--- begin Source records ---

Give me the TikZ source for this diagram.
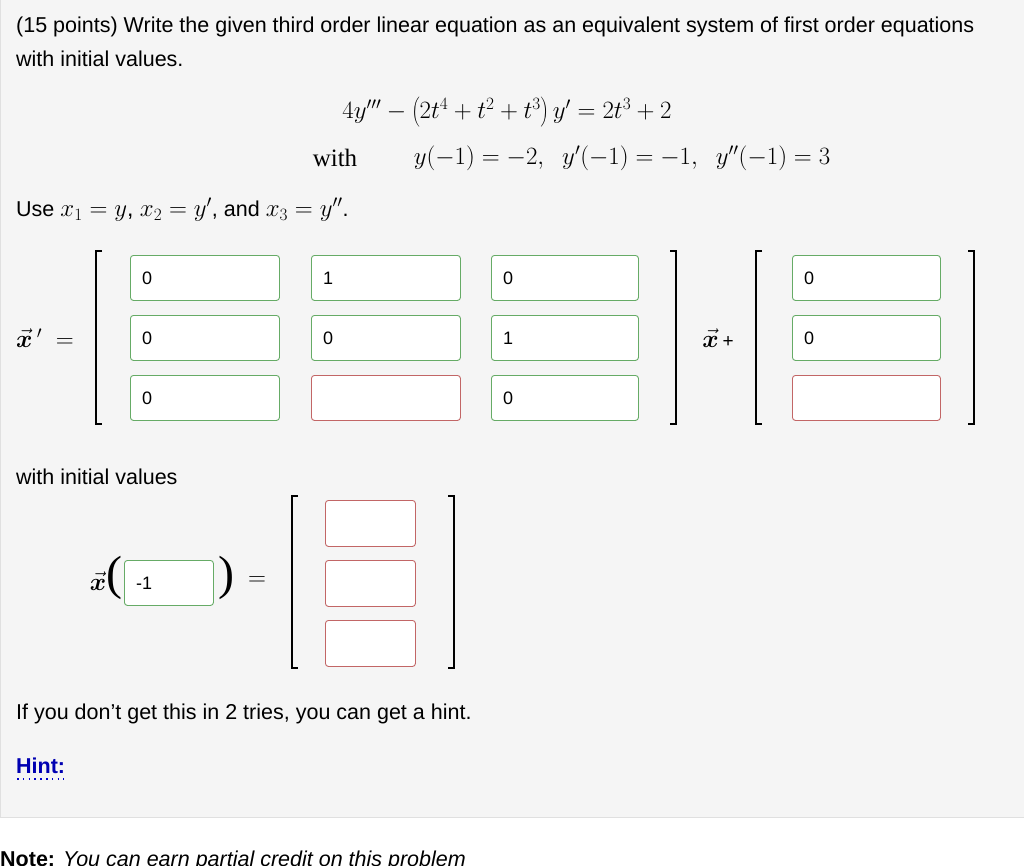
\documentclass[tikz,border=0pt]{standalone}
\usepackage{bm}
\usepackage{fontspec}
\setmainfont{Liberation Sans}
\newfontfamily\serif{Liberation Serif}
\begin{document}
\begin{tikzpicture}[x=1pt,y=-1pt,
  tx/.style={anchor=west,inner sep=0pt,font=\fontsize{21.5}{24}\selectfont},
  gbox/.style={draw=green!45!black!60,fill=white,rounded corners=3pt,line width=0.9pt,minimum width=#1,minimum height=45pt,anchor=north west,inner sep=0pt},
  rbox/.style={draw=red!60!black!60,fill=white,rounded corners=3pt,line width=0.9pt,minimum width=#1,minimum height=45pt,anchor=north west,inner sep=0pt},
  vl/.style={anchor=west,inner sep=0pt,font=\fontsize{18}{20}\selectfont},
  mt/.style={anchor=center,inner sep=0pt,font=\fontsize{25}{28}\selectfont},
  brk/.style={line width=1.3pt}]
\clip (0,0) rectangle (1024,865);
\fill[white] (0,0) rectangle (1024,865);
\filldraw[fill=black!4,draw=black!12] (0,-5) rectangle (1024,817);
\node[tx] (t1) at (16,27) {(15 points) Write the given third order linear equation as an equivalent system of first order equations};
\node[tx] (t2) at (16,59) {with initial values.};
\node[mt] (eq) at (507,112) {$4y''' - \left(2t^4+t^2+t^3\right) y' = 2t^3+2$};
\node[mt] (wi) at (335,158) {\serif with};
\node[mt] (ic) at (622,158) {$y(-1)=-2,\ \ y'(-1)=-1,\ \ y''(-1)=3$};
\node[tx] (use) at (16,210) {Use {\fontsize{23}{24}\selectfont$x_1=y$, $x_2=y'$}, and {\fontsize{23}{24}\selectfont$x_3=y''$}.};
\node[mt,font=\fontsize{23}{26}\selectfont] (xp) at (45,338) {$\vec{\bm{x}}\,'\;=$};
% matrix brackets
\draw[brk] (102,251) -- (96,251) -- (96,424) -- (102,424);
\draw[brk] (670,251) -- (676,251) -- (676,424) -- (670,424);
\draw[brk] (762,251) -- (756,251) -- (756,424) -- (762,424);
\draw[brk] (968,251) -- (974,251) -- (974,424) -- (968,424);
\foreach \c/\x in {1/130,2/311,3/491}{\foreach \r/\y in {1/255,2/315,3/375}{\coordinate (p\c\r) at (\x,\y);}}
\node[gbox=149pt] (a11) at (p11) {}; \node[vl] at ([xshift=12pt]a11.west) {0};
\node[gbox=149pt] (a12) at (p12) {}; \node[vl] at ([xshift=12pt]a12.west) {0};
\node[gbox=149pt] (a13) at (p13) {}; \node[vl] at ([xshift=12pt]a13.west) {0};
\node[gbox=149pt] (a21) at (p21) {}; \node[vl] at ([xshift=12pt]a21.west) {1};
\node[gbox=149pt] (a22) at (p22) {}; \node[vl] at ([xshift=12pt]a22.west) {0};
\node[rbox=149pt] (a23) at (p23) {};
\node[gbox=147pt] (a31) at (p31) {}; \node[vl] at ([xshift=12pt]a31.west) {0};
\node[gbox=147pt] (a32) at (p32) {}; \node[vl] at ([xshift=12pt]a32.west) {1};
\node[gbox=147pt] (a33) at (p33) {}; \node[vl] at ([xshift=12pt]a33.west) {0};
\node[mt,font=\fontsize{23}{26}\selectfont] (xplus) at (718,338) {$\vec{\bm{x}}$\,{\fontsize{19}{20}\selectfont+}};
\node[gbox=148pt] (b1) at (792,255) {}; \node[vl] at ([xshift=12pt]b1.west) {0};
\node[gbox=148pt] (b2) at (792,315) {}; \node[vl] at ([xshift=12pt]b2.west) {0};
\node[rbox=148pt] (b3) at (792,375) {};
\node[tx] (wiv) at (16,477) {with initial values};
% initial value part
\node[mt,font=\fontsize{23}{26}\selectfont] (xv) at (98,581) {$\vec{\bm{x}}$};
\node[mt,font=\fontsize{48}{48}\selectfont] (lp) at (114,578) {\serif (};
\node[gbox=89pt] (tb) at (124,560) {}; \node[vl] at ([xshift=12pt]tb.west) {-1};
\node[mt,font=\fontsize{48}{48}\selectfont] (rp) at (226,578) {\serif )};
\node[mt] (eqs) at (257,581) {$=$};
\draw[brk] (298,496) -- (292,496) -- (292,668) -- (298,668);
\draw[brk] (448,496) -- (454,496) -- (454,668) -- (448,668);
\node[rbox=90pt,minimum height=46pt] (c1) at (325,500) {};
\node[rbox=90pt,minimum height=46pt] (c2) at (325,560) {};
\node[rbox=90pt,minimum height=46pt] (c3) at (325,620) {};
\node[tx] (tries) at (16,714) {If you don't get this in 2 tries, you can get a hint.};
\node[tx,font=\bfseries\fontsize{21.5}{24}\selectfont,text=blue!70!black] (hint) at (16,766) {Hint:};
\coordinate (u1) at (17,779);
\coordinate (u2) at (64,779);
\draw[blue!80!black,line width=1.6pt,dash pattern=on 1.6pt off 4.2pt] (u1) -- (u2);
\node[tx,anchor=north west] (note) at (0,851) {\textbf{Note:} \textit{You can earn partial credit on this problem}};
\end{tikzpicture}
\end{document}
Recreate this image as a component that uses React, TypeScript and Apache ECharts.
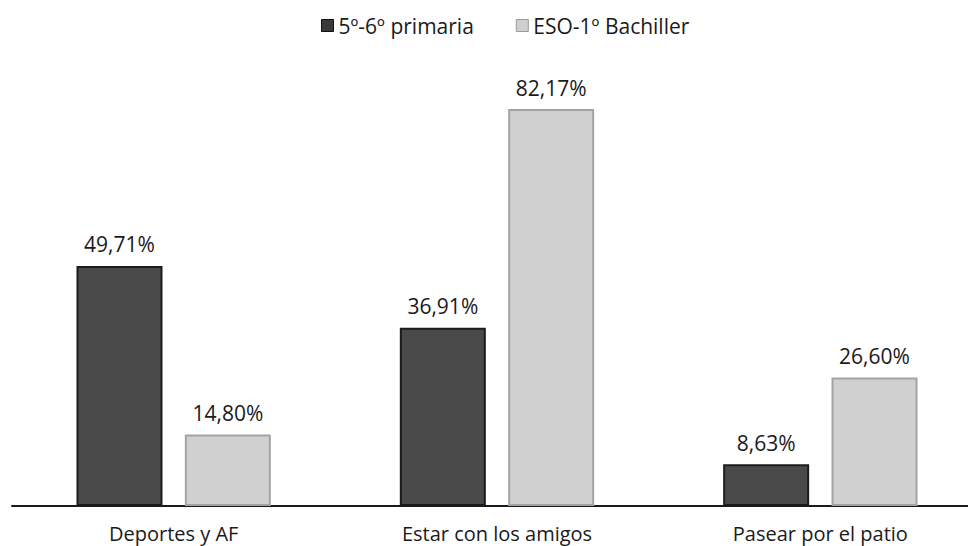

--- end Source records ---

Quote the entries in full. Any image among them is to be omitted from the copy.

## [Exercise result]
Give me the TikZ source for this diagram.
\documentclass[tikz,border=0pt]{standalone}
\usepackage{bm}
\usepackage{fontspec}
\setmainfont{Liberation Sans}
\newfontfamily\serif{Liberation Serif}
\begin{document}
\begin{tikzpicture}[x=1pt,y=-1pt,
  tx/.style={anchor=west,inner sep=0pt,font=\fontsize{21.5}{24}\selectfont},
  gbox/.style={draw=green!45!black!60,fill=white,rounded corners=3pt,line width=0.9pt,minimum width=#1,minimum height=45pt,anchor=north west,inner sep=0pt},
  rbox/.style={draw=red!60!black!60,fill=white,rounded corners=3pt,line width=0.9pt,minimum width=#1,minimum height=45pt,anchor=north west,inner sep=0pt},
  vl/.style={anchor=west,inner sep=0pt,font=\fontsize{18}{20}\selectfont},
  mt/.style={anchor=center,inner sep=0pt,font=\fontsize{25}{28}\selectfont},
  brk/.style={line width=1.3pt}]
\clip (0,0) rectangle (1024,865);
\fill[white] (0,0) rectangle (1024,865);
\filldraw[fill=black!4,draw=black!12] (0,-5) rectangle (1024,817);
\node[tx] (t1) at (16,27) {(15 points) Write the given third order linear equation as an equivalent system of first order equations};
\node[tx] (t2) at (16,59) {with initial values.};
\node[mt] (eq) at (507,112) {$4y''' - \left(2t^4+t^2+t^3\right) y' = 2t^3+2$};
\node[mt] (wi) at (335,158) {\serif with};
\node[mt] (ic) at (622,158) {$y(-1)=-2,\ \ y'(-1)=-1,\ \ y''(-1)=3$};
\node[tx] (use) at (16,210) {Use {\fontsize{23}{24}\selectfont$x_1=y$, $x_2=y'$}, and {\fontsize{23}{24}\selectfont$x_3=y''$}.};
\node[mt,font=\fontsize{23}{26}\selectfont] (xp) at (45,338) {$\vec{\bm{x}}\,'\;=$};
% matrix brackets
\draw[brk] (102,251) -- (96,251) -- (96,424) -- (102,424);
\draw[brk] (670,251) -- (676,251) -- (676,424) -- (670,424);
\draw[brk] (762,251) -- (756,251) -- (756,424) -- (762,424);
\draw[brk] (968,251) -- (974,251) -- (974,424) -- (968,424);
\foreach \c/\x in {1/130,2/311,3/491}{\foreach \r/\y in {1/255,2/315,3/375}{\coordinate (p\c\r) at (\x,\y);}}
\node[gbox=149pt] (a11) at (p11) {}; \node[vl] at ([xshift=12pt]a11.west) {0};
\node[gbox=149pt] (a12) at (p12) {}; \node[vl] at ([xshift=12pt]a12.west) {0};
\node[gbox=149pt] (a13) at (p13) {}; \node[vl] at ([xshift=12pt]a13.west) {0};
\node[gbox=149pt] (a21) at (p21) {}; \node[vl] at ([xshift=12pt]a21.west) {1};
\node[gbox=149pt] (a22) at (p22) {}; \node[vl] at ([xshift=12pt]a22.west) {0};
\node[rbox=149pt] (a23) at (p23) {};
\node[gbox=147pt] (a31) at (p31) {}; \node[vl] at ([xshift=12pt]a31.west) {0};
\node[gbox=147pt] (a32) at (p32) {}; \node[vl] at ([xshift=12pt]a32.west) {1};
\node[gbox=147pt] (a33) at (p33) {}; \node[vl] at ([xshift=12pt]a33.west) {0};
\node[mt,font=\fontsize{23}{26}\selectfont] (xplus) at (718,338) {$\vec{\bm{x}}$\,{\fontsize{19}{20}\selectfont+}};
\node[gbox=148pt] (b1) at (792,255) {}; \node[vl] at ([xshift=12pt]b1.west) {0};
\node[gbox=148pt] (b2) at (792,315) {}; \node[vl] at ([xshift=12pt]b2.west) {0};
\node[rbox=148pt] (b3) at (792,375) {};
\node[tx] (wiv) at (16,477) {with initial values};
% initial value part
\node[mt,font=\fontsize{23}{26}\selectfont] (xv) at (98,581) {$\vec{\bm{x}}$};
\node[mt,font=\fontsize{48}{48}\selectfont] (lp) at (114,578) {\serif (};
\node[gbox=89pt] (tb) at (124,560) {}; \node[vl] at ([xshift=12pt]tb.west) {-1};
\node[mt,font=\fontsize{48}{48}\selectfont] (rp) at (226,578) {\serif )};
\node[mt] (eqs) at (257,581) {$=$};
\draw[brk] (298,496) -- (292,496) -- (292,668) -- (298,668);
\draw[brk] (448,496) -- (454,496) -- (454,668) -- (448,668);
\node[rbox=90pt,minimum height=46pt] (c1) at (325,500) {};
\node[rbox=90pt,minimum height=46pt] (c2) at (325,560) {};
\node[rbox=90pt,minimum height=46pt] (c3) at (325,620) {};
\node[tx] (tries) at (16,714) {If you don't get this in 2 tries, you can get a hint.};
\node[tx,font=\bfseries\fontsize{21.5}{24}\selectfont,text=blue!70!black] (hint) at (16,766) {Hint:};
\coordinate (u1) at (17,779);
\coordinate (u2) at (64,779);
\draw[blue!80!black,line width=1.6pt,dash pattern=on 1.6pt off 4.2pt] (u1) -- (u2);
\node[tx,anchor=north west] (note) at (0,851) {\textbf{Note:} \textit{You can earn partial credit on this problem}};
\end{tikzpicture}
\end{document}
Recreate this image as a component that uses React, TypeScript and Apache ECharts.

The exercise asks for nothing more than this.